*Exercise prompt*: Up to and including the line with "plt.rcParams['font.family'] = ['Lato', 'DejaVu", write out the listing from its first line, minus the pictures.

════════════════════

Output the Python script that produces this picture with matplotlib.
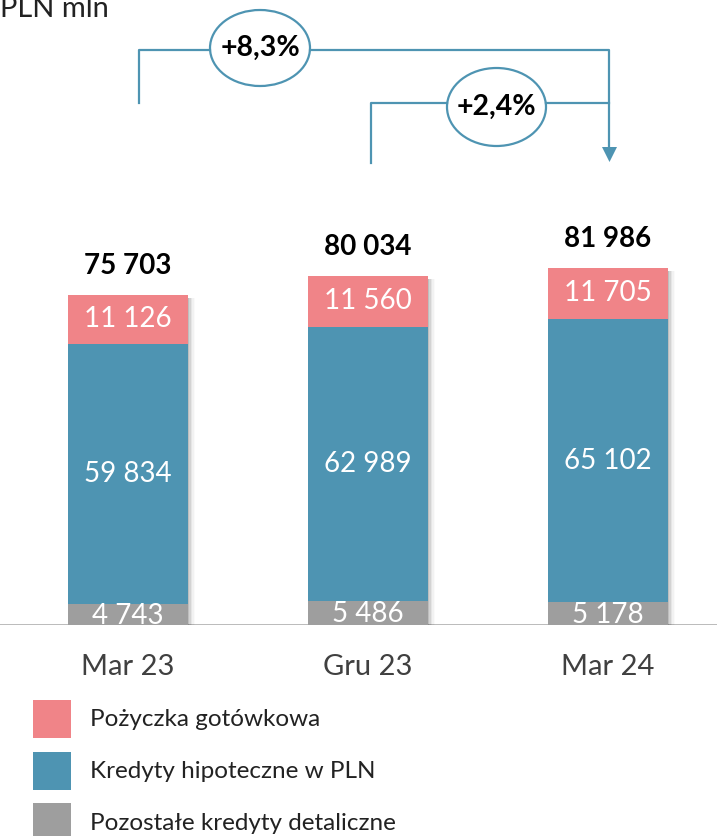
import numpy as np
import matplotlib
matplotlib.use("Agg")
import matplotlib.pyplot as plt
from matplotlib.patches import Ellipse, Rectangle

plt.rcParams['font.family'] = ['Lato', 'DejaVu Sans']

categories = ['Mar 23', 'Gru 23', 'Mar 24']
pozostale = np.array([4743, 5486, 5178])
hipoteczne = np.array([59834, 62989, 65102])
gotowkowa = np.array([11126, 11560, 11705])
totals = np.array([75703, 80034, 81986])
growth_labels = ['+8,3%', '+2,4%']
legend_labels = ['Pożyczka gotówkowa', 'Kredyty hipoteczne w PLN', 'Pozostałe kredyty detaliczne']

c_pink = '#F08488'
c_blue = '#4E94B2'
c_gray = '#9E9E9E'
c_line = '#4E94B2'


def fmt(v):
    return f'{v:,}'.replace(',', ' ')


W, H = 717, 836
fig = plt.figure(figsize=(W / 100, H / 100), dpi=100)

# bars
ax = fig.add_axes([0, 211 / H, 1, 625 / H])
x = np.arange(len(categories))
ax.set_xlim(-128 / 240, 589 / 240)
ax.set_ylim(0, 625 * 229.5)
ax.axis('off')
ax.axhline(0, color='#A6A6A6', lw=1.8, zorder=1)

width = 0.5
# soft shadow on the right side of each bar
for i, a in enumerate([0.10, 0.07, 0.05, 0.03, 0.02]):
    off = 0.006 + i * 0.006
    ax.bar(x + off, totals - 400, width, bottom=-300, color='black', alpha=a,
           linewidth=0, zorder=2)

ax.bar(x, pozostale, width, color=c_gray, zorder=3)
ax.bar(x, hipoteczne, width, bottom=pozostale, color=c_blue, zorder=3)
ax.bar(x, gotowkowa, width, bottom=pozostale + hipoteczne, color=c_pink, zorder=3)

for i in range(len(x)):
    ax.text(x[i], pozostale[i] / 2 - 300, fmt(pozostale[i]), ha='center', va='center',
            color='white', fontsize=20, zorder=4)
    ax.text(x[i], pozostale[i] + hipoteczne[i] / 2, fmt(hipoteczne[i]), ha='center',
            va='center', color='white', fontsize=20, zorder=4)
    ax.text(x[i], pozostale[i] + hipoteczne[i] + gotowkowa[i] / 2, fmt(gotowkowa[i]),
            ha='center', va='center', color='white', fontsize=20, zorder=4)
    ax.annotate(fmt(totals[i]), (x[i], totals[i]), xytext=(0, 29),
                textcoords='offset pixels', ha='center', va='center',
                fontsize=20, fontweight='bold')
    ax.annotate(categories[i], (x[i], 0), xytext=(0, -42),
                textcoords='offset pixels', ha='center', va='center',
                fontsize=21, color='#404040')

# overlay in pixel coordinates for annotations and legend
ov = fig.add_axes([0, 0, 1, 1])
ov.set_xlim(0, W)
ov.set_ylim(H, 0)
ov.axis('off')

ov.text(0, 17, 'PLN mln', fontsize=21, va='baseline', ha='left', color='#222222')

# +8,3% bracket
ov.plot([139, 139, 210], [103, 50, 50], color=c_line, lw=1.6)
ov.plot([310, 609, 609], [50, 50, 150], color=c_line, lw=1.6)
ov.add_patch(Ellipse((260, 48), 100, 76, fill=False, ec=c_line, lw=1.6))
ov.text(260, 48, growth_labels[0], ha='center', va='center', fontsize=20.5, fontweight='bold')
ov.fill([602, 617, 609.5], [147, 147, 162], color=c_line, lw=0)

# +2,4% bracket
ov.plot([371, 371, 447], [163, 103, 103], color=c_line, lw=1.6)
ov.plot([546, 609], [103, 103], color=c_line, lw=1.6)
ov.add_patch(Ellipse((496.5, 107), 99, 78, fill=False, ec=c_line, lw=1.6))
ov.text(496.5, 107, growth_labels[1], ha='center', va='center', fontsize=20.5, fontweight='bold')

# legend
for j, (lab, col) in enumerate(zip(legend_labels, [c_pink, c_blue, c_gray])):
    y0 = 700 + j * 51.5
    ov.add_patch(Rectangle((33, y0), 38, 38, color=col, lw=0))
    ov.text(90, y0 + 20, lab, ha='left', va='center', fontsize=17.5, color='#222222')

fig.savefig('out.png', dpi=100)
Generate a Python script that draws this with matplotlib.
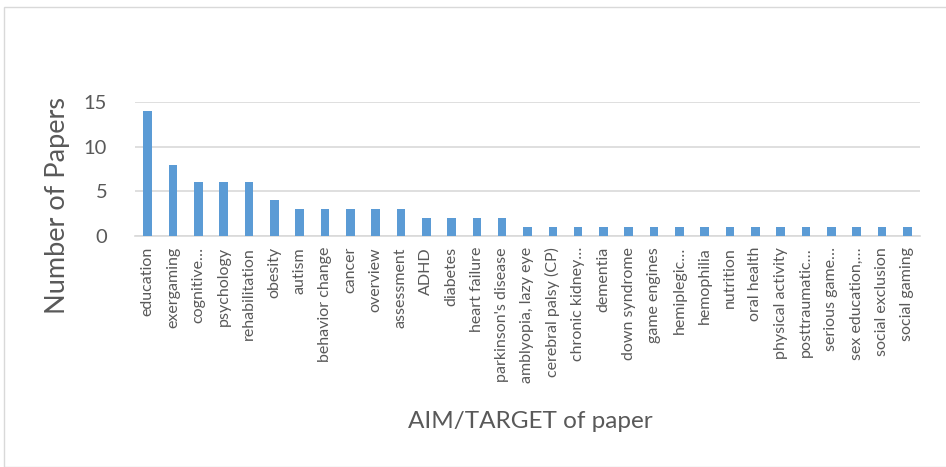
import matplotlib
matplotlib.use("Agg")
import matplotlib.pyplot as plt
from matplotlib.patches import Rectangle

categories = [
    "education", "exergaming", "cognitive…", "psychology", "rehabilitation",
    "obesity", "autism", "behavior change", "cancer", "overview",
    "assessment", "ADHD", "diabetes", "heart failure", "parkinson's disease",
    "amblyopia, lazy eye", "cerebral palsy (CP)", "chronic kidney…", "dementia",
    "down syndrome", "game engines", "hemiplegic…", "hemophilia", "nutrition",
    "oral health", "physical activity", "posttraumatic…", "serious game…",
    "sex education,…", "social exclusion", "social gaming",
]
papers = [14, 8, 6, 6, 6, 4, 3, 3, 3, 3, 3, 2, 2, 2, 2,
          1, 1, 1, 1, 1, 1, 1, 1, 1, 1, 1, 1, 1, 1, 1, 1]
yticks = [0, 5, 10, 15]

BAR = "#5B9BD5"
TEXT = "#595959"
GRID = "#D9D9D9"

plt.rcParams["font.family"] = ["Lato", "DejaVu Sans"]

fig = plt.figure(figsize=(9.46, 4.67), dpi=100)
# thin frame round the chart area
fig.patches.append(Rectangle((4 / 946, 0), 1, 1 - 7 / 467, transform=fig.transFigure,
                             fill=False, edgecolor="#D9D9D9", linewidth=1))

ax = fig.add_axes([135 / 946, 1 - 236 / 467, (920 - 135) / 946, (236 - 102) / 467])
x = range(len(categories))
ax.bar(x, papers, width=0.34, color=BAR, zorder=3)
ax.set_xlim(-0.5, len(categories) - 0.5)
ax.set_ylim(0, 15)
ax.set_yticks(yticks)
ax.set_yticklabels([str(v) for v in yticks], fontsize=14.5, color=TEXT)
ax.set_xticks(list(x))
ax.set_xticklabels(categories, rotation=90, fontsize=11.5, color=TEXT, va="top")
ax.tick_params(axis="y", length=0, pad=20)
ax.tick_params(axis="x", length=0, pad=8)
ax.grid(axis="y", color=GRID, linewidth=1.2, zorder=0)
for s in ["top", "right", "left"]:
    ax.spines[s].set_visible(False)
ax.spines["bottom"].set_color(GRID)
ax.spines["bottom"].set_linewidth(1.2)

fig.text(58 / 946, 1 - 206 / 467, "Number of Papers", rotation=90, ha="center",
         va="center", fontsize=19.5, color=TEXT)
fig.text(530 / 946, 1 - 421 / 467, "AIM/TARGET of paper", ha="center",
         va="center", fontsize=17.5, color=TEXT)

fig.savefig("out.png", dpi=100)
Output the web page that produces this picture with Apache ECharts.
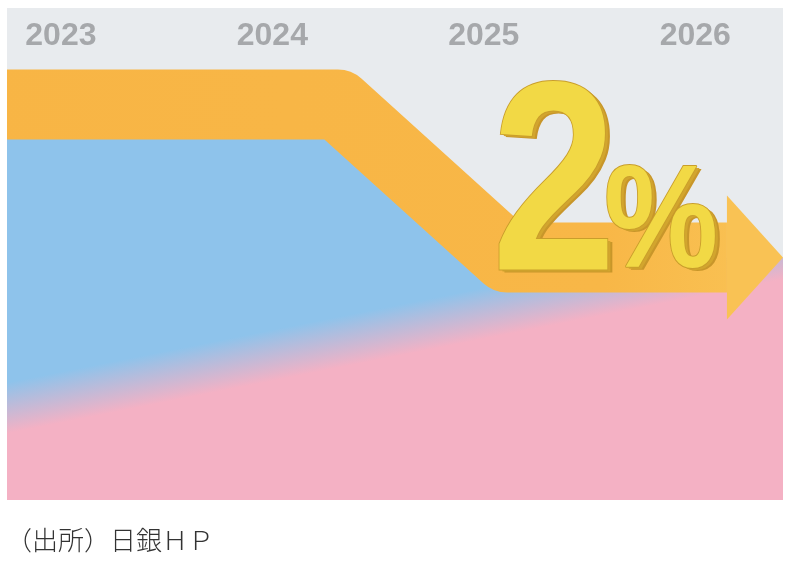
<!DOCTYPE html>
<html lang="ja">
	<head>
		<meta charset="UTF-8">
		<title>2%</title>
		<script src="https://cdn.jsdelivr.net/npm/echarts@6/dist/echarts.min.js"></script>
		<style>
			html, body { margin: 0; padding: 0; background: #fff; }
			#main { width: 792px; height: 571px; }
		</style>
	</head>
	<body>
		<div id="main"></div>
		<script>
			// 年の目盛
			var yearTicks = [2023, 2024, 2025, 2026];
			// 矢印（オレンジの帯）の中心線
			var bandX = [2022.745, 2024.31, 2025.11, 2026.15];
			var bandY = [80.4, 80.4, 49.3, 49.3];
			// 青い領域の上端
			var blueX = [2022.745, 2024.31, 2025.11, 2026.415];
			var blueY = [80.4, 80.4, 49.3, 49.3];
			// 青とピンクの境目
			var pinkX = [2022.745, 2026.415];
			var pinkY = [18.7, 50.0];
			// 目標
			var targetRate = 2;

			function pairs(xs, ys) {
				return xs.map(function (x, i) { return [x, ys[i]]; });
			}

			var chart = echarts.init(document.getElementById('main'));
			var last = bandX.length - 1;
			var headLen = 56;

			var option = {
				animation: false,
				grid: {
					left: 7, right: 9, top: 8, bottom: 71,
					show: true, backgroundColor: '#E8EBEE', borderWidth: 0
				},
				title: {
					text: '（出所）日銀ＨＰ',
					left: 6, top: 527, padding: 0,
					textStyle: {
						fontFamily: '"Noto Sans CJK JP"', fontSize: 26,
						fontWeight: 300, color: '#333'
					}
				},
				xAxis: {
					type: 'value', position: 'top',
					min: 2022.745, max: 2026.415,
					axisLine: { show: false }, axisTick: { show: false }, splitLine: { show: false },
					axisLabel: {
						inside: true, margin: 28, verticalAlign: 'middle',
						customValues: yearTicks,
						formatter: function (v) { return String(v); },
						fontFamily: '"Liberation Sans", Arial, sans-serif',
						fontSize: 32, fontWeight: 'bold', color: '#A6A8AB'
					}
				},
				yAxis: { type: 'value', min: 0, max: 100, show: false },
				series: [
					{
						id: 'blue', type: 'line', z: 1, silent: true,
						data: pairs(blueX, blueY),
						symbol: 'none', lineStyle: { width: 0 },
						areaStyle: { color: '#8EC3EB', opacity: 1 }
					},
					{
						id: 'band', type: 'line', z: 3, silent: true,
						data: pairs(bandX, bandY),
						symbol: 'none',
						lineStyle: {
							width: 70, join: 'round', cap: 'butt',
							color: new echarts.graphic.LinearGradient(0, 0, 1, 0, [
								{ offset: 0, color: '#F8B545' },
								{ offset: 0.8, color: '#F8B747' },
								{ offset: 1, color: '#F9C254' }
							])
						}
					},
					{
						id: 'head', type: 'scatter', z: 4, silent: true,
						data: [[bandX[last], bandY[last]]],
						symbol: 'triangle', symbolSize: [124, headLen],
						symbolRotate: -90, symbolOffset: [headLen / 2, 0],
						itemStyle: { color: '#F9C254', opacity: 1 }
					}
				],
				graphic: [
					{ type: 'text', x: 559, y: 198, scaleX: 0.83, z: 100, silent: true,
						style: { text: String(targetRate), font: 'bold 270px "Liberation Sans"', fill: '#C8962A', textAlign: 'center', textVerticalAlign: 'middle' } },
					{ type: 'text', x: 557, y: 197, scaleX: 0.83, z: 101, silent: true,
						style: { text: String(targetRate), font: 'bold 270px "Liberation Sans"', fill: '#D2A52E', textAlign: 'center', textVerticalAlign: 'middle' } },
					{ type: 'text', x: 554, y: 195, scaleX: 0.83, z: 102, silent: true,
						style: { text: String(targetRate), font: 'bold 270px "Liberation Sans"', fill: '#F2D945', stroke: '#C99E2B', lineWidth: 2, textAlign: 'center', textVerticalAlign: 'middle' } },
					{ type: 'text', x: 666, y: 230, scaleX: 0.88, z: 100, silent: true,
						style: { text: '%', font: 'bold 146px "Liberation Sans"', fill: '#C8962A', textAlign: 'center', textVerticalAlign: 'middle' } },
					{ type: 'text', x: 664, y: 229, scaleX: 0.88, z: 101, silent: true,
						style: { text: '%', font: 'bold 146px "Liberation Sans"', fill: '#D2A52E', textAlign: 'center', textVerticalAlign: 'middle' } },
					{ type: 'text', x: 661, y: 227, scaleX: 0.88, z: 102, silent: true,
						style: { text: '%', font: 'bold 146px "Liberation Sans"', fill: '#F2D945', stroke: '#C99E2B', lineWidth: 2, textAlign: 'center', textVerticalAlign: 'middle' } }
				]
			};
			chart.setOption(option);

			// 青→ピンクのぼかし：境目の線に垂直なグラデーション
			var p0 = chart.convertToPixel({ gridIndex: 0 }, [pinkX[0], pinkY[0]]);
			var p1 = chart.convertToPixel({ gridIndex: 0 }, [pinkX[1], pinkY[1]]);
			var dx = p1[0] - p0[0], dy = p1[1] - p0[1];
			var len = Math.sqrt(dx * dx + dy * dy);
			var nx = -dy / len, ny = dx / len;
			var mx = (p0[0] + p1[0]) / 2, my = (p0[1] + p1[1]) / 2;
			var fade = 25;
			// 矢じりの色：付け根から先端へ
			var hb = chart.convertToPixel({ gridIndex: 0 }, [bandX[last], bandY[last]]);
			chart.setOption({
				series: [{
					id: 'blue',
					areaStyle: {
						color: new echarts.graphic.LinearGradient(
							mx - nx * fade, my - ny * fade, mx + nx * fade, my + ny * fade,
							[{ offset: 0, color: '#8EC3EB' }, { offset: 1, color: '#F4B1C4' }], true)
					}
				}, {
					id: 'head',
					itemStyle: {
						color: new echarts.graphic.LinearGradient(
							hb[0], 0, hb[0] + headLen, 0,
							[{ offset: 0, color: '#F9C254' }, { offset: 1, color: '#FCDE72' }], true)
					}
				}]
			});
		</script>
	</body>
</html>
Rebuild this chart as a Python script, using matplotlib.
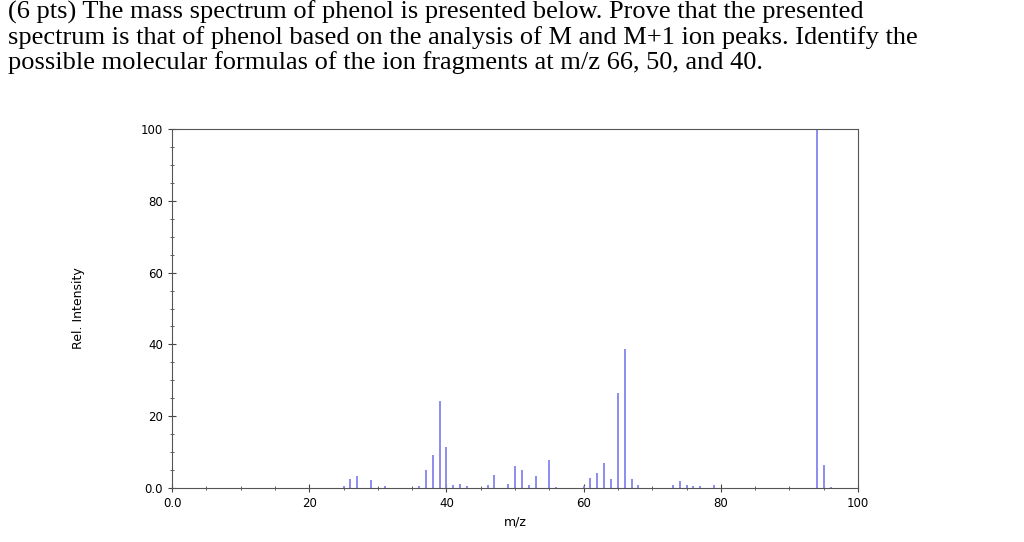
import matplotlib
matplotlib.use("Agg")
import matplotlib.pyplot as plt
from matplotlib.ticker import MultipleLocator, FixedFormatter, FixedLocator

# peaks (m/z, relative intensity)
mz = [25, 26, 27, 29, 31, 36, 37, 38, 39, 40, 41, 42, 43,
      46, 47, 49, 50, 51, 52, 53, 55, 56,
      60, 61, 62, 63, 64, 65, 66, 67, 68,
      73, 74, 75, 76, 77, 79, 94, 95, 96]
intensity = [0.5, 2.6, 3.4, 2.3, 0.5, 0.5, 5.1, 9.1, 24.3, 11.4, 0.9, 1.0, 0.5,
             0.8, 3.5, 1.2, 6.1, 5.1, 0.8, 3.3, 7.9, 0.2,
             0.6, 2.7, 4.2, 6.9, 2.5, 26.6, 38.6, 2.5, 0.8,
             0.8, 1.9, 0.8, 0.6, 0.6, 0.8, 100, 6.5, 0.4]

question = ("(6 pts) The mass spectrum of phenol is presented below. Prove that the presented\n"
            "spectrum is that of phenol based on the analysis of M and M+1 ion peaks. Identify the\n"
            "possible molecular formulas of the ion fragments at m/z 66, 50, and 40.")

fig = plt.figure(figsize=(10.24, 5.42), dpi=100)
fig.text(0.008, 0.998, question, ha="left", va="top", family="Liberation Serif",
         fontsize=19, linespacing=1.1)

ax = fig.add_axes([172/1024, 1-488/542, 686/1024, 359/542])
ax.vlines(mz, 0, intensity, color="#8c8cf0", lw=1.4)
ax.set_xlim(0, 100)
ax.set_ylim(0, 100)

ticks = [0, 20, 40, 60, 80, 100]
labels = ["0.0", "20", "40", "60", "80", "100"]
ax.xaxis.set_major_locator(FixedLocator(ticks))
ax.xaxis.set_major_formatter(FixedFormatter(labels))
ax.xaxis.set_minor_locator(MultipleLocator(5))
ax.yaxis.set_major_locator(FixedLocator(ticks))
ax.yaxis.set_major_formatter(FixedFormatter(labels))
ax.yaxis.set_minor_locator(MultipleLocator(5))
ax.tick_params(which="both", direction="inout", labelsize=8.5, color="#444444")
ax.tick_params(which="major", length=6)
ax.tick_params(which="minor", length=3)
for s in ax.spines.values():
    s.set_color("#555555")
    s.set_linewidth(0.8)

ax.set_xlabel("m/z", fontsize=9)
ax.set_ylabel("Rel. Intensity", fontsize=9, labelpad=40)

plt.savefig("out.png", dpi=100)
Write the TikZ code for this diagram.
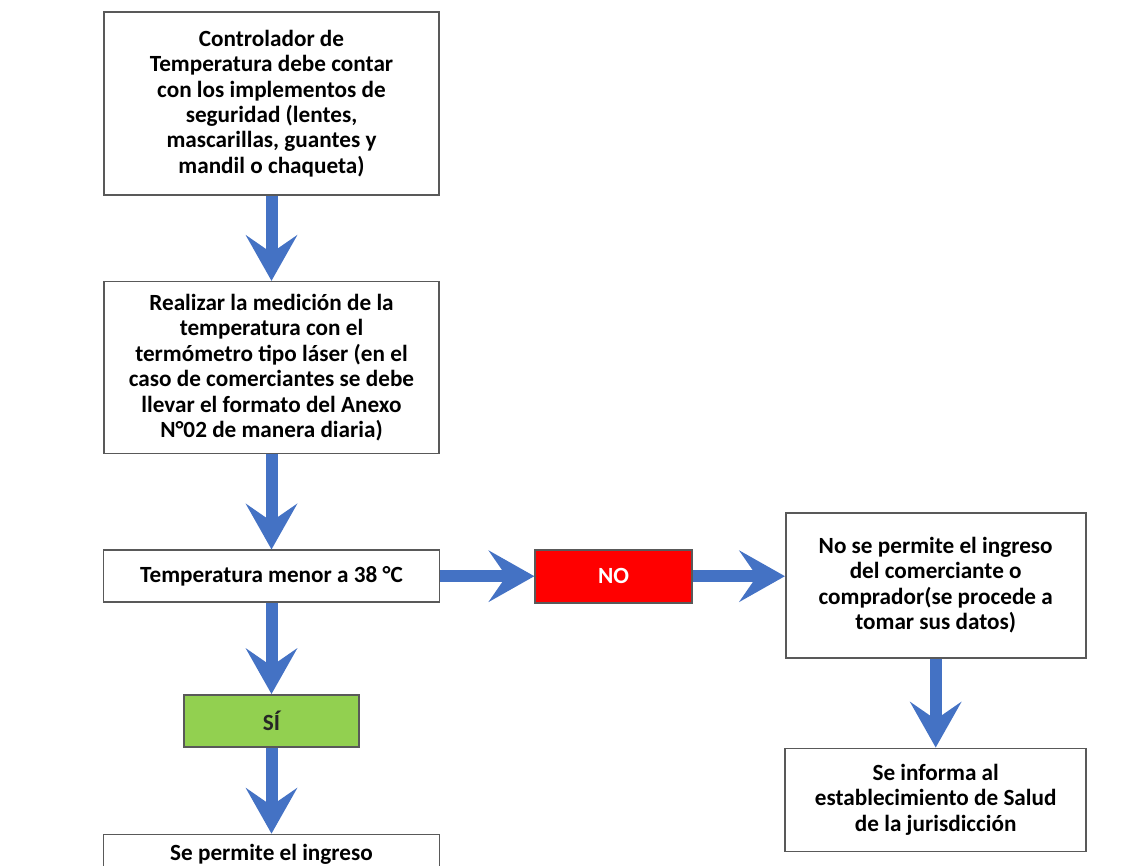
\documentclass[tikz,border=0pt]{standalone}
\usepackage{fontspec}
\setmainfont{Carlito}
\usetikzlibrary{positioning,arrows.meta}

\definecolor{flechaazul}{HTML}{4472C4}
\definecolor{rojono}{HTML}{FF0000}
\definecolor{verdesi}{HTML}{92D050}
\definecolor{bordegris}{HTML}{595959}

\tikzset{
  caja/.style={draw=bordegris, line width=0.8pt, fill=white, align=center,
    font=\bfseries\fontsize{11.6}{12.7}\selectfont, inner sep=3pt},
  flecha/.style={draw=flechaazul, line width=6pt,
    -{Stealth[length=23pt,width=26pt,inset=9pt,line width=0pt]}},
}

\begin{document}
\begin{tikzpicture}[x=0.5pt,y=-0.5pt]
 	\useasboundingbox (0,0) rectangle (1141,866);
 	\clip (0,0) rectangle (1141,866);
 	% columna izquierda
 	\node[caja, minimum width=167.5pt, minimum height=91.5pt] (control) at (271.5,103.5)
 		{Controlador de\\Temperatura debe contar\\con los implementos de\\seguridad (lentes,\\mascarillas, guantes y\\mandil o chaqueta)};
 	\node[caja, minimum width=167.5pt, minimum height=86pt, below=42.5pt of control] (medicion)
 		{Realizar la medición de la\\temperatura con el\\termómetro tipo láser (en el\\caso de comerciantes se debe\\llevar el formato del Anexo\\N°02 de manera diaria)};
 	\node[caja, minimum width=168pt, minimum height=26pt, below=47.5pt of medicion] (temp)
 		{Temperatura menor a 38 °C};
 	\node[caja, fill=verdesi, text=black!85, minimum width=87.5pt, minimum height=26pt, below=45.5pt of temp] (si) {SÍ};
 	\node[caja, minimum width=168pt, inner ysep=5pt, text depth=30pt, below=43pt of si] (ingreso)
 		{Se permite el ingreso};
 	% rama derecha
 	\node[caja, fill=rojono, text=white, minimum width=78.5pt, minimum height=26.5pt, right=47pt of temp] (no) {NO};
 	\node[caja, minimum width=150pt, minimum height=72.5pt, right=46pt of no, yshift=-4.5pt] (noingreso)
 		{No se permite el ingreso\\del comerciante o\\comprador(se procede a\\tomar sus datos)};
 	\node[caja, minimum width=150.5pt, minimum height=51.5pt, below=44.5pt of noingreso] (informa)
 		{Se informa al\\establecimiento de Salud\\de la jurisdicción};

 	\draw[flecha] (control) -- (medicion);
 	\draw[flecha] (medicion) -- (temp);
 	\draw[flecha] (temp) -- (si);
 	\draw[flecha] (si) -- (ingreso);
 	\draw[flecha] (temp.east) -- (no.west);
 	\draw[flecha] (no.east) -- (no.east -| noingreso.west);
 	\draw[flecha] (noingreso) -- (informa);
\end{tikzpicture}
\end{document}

════════════════════

*Complete output*:
Output the Python script that produces this picture with matplotlib.
import numpy as np
import matplotlib
matplotlib.use("Agg")
import matplotlib.pyplot as plt
from matplotlib.patches import Ellipse, Rectangle

plt.rcParams['font.family'] = ['Lato', 'DejaVu Sans']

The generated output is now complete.